Payments, authentication providers, messaging systems, and analytics SDKs can all fail independently of your code. If the pipeline mocks these boundaries too aggressively, green means very little.

Performance-sensitive paths

A feature can be functionally correct and still be too slow to ship. If the release depends on latency, throughput, or load resilience, add performance signals to the decision, not just functional checks.

What I want from leaders, not just testers

The health of CI is not solely a QA concern. Engineering leaders influence what the pipeline values. If the organization rewards speed without asking what green means, teams will optimize for green, not for confidence.

The leadership behaviors I find most helpful are:

Make pipeline quality visible in reviews and release discussions
Track flaky tests as engineering debt, not background noise
Require evidence for the most risky release paths
Reward fixes to test reliability and environment determinism
Treat false green builds as incidents in the testing system

That last point matters. A false green build is not just a bad test. It is a signal failure that can mask product risk.

My rule of thumb

When I see a green build, I do not ask, “Did the pipeline pass?” I ask, “What did this run actually prove?”

If the answer includes current artifacts, meaningful coverage, stable assertions, clear failure modes, and traceable deployment context, I start to trust the result. If the answer is mostly about retries, mocks, skipped suites, and shallow checks, I assume release risk is still present.
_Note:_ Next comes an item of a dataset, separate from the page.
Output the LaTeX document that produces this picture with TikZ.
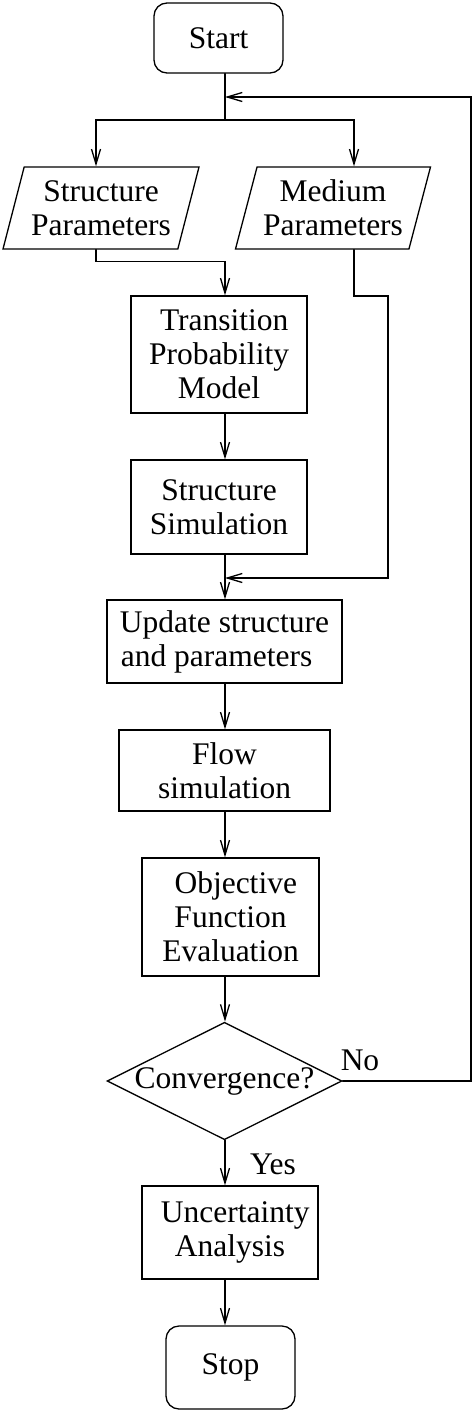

That is the core lesson behind CI green build release risk. A green pipeline is useful, but only if it is instrumented well enough to expose the things that break software in the real world.

Closing thought

The goal is not to eliminate uncertainty completely. That is impossible. The goal is to make uncertainty visible, then reduce it in the right places. A good pipeline does not just say yes, it tells you why yes is credible.

If your build is green but your team still hesitates to deploy, that hesitation is probably telling you something useful. Listen to it, inspect the signals, and make the pipeline prove more than success by default.